Seriously, my titles are usually a de facto thesis statement, and since this entry has no thesis to rally behind I swear I couldn’t think of a title at all. I’ve already used all the metaphors for collections…oh wait. I’ve got a good one. I think maybe I’ll turn these Friday blog entries into a series and call them Fridays With Magpies.
My husband has always said I’m a magpie because of my obsessive love for shiny, useless things. He’s right. I do have an obsessive love for shiny, useless things. Bits of crystal hang in my dining room window–an idea I stole from Pollyanna. Rainbows dance on the wall. How cool is that? Cooler yet is the fact that we’ve finally been able to get to the place where husband can pursue his lifelong dream of making stained glass. I think it’s a preacher’s kid thing. God knows the issues those PKs have with their dad’s boss and so God likes to hide in the beautiful places for them. When they have to look away from the pulpit with all its mixed messages they turn to the windows and see that God has a home not only in words but in craftsmanship and beauty. I don’t know a single PK who doesn’t love coloured glass in some way. Husband makes his stained glass. Aunt B. has a bottle tree.
I’m not a preacher’s kid, but I’m a preacher’s kid in law, I guess. So that’s my excuse. I still want a bottle tree, but we probably won’t have one until the oak is a bit larger.

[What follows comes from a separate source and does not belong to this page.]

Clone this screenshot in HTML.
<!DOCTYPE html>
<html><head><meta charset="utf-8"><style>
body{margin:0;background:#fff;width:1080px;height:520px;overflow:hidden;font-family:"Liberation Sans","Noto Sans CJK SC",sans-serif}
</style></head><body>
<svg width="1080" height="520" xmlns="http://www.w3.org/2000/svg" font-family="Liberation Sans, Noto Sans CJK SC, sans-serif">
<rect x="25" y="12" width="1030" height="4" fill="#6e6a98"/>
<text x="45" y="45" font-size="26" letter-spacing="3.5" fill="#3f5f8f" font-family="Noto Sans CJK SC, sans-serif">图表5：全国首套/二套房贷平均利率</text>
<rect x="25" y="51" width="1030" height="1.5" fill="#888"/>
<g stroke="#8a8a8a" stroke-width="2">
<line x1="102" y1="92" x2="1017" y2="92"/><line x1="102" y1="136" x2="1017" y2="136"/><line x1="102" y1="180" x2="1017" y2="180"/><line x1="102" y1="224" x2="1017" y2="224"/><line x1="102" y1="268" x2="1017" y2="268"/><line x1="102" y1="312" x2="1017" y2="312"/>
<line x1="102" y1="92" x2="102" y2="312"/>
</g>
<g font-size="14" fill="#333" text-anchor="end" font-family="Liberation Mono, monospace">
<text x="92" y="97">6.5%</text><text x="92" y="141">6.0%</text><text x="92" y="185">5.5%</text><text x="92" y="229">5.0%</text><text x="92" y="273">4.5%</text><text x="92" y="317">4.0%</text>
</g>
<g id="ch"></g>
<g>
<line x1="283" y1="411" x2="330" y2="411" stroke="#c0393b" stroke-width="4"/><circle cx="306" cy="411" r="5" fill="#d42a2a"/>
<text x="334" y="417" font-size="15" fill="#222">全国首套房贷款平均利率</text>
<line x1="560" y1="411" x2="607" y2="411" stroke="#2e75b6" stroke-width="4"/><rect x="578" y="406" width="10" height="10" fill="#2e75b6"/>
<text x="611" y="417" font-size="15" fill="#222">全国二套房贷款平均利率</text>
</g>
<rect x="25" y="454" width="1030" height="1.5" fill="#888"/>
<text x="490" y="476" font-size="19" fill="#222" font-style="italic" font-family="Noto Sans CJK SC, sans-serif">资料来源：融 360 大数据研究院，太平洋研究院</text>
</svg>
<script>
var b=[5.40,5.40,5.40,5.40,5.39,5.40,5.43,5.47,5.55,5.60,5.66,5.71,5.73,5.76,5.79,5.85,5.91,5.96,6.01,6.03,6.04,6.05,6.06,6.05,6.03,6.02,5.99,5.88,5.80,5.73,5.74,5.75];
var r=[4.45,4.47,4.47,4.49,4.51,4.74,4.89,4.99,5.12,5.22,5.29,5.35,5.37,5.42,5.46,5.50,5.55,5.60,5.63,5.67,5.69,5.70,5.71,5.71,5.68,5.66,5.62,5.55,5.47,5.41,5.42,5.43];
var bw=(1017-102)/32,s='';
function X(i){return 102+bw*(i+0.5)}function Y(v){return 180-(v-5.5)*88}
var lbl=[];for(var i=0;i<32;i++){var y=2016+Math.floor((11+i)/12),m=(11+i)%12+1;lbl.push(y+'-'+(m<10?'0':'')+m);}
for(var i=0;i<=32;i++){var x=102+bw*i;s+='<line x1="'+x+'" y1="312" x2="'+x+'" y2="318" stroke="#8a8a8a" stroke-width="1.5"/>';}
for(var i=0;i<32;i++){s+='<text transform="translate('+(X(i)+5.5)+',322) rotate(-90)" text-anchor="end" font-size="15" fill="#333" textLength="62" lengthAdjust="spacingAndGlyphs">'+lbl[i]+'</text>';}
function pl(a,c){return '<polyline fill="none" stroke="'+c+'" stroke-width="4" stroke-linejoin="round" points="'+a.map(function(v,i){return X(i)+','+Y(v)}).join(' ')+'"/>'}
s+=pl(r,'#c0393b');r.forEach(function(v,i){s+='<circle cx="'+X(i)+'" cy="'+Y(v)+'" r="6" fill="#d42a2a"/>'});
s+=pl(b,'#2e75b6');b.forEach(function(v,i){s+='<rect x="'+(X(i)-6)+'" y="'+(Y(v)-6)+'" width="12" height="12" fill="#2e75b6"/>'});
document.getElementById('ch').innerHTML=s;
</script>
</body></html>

I think bottle trees look best when they’re old growth.
Okay. Oops. Maybe I don’t know what I’m talking about. Because I just now googled “bottle tree” to find a picture to attach, and they just have the ones that are dead trees or manufactured tree forms with bottles stuck over the ends of branches. When I think of the bottle tree I’d like to have, I want one where the blue bottles hang down from the living tree. I know it sounds silly, and probably antithetical to the idea of the bottle tree’s repurposing dead and empty things for beauty. But I like the idea of the bottles as bits of jewelry for the live oak. And few things depress me as much as tree corpses.
Here’s a link to a flickr photo of what I’m talking about: hanging bottle tree
I’m trying very much during this spate of painful depression to focus on the beauty around me and to realise ordinary magic of sunlight. I view these mild depressions that strike from time to time as a sort of tug of war between the darkness of entropy and the brightness of continued striving. So I usually turn to the striving. I make a thing. I write something, colour something, sew something, knit something, cook something. It helps.




I would say “feel better” but I’ve been where you are, and I know it’s not that easy. Continue to focus on the good. This too shall pass.
“God knows the issues those PKs have with their dad’s boss and so God likes to hide in the beautiful places for them.”
I’m going to keep this sentence, if that’s okay with you.
And yes, I love colored glass very much.
“I view these mild depressions that strike from time to time as a sort of tug of war between the darkness of entropy and the brightness of continued striving.” That is well-put.